1. Assuming responsibility for writing site content puts extra burdens on either you, the business owner (the person in a small business setting with the most knowledge of the company), or on your staff. Content creation can be laborious depending on the depth and breadth of the site being built. Your time and your staff’s time is better spent on core competencies and responsibilities like running the business, client management and new business development. Placing content writing responsibilities on staff or yourself means that full attention is given to neither the needed content, nor core responsibilities.

2. Professional copy and content writers are much more experienced with this type of work. This is what they do for a living, and by including them on your site development team you are tasking them with something that is their job and for which they are paid (see point 1 above). This professionalism and experience permits a writer to say things more succinctly and efficiently than you and your staff often-times can. A writer does not completely relieve you of responsibilities, you and your staff, will still have to collaborate and work with them, but mainly in an advisory and review capacity. Efficiency will be gained all around.

3. Creating your website, or revamping your website is an emotional process as much as it is a creative and technical process. Diving into a site build or site redesign will really force you to look at your company’s offerings and define your company in a very public way. This emotional aspect often makes site builds much more challenging than anticipated at the start of an engagement. Bringing in a copy writer or content specialist adds an objective third party to the process who can help to navigate some of the issues that arise when developing one’s site content. This objectivity is useful for the very reason that site owners and staff have biases (often positive, sometimes not) that can impact the copy and content creation process and lead to too much, diluted content.

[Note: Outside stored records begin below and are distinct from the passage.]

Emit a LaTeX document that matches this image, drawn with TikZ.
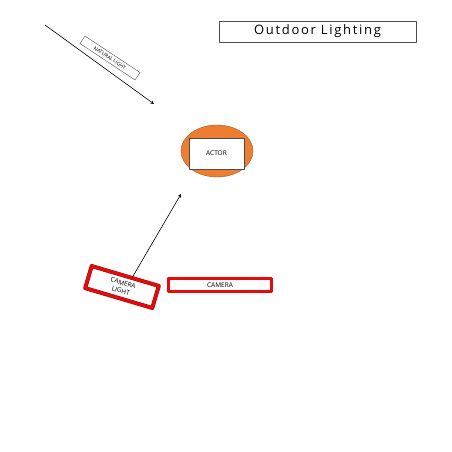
\documentclass[tikz,border=0pt]{standalone}
\usepackage{fontspec}
\setmainfont{Open Sans}
\usetikzlibrary{shapes.geometric, calc}
\definecolor{lightred}{RGB}{230,10,10}
\definecolor{darkred}{RGB}{140,20,20}
\definecolor{actororange}{RGB}{237,125,49}
\begin{document}
\begin{tikzpicture}[x=1pt, y=-1pt, line join=round, >=stealth,
	label/.style={font=\fontsize{6.5}{8}\selectfont, align=center, inner sep=0pt},
	redbox/.style={label, draw=darkred, double=lightred, double distance=3pt, line width=.5pt, fill=white},
	greybox/.style={label, draw=black!70, line width=.4pt, fill=white}]
	\useasboundingbox (0,0) rectangle (452,452);
	\path 
	(45,25) coordinate (sun)
	(154,104) coordinate (suntip)
	(181,194) coordinate (lighttip)
		;
	% title
	\node[draw=black!70, line width=.5pt, minimum width=197pt, minimum height=21pt, inner sep=0pt,
		font=\fontsize{13}{15}\selectfont\addfontfeatures{LetterSpace=13}] (title) at (317.5,31.5) {Outdoor Lighting};
	% natural light
	\draw[->, line width=.6pt] (sun)--(suntip);
	\node[greybox, rotate=-33.5, minimum width=66pt, minimum height=9pt,
		font=\fontsize{5}{6}\selectfont] (natural) at (110,58) {NATURAL LIGHT};
	% actor
	\node[ellipse, draw=actororange!70!black, fill=actororange, minimum width=72pt, minimum height=52pt] (actor) at (217,151) {};
	\node[greybox, minimum width=55pt, minimum height=31pt] (actorbox) at (216.5,153.5) {ACTOR};
	% camera and camera light
	\node[redbox, rotate=-16.5, minimum width=70pt, minimum height=23pt] (camlight) at (122,287) {CAMERA\\LIGHT};
	\node[redbox, double distance=2.5pt, minimum width=103pt, minimum height=13pt] (camera) at (220,285) {CAMERA};
	\draw[->, line width=.6pt] ($(camlight.north)!0.2!(camlight.north east)$)--(lighttip);
\end{tikzpicture}
\end{document}
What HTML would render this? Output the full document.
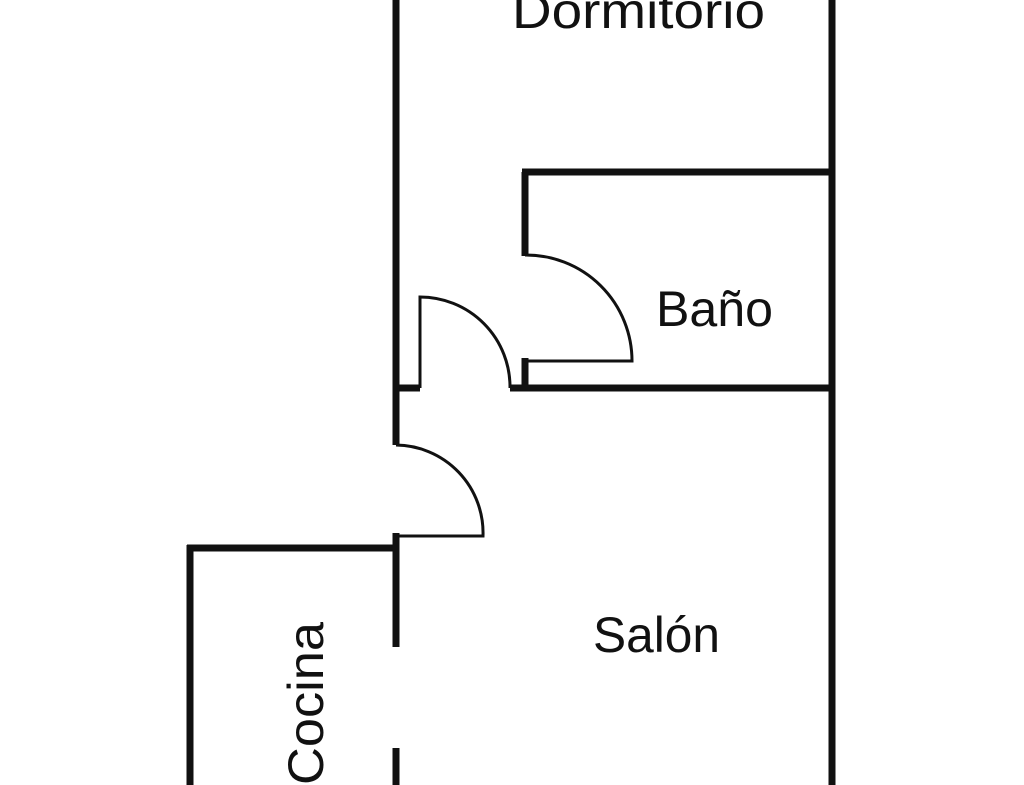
<!DOCTYPE html>
<html><head><meta charset="utf-8"><style>html,body{margin:0;padding:0;background:#fff}svg{display:block}</style></head>
<body>
<svg width="1024" height="785" viewBox="0 0 1024 785" xmlns="http://www.w3.org/2000/svg">
<rect width="1024" height="785" fill="#fff"/>
<g stroke="#111" stroke-width="7" fill="none" stroke-linecap="butt">
  <!-- main left wall -->
  <line x1="396" y1="0" x2="396" y2="445"/>
  <line x1="396" y1="533" x2="396" y2="647"/>
  <line x1="396" y1="748" x2="396" y2="785"/>
  <!-- right wall -->
  <line x1="832" y1="0" x2="832" y2="785"/>
  <!-- bath top -->
  <line x1="522" y1="172" x2="835" y2="172"/>
  <line x1="525" y1="172" x2="525" y2="256"/>
  <line x1="525" y1="358" x2="525" y2="388"/>
  <!-- bath bottom -->
  <line x1="510" y1="388" x2="835" y2="388"/>
  <line x1="393" y1="388" x2="420" y2="388"/>
  <!-- kitchen -->
  <line x1="187" y1="548" x2="399" y2="548"/>
  <line x1="190" y1="545" x2="190" y2="785"/>
</g>
<g stroke="#111" stroke-width="3" fill="none">
  <path d="M525 255 A106 106 0 0 1 632 361 L525 361"/>
  <path d="M420 388 L420 297 A90 90 0 0 1 510 388"/>
  <path d="M396 445 A88 88 0 0 1 483 536 L396 536"/>
</g>
<g font-family="Liberation Sans, sans-serif" fill="#111" font-size="50">
  <text x="512" y="28" textLength="253" lengthAdjust="spacingAndGlyphs">Dormitorio</text>
  <text x="656" y="326" textLength="117" lengthAdjust="spacingAndGlyphs">Baño</text>
  <text x="593" y="652" textLength="127" lengthAdjust="spacingAndGlyphs">Salón</text>
  <text transform="translate(323,785) rotate(-90)" x="0" y="0" textLength="163" lengthAdjust="spacingAndGlyphs">Cocina</text>
</g>
</svg>
</body></html>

Bringing an extra resource onto a job does cost money, and in the current situations all business owners are looking for ways to save money — we understand that as well as anybody. Often, budgeting for a copy or content professional will save you and your staff time, and money down the road. It will also help your site, which is a large investment to be the best that it can be and therefore help to better represent your company to current and future team members, the public and, even more importantly, to current and potential clients.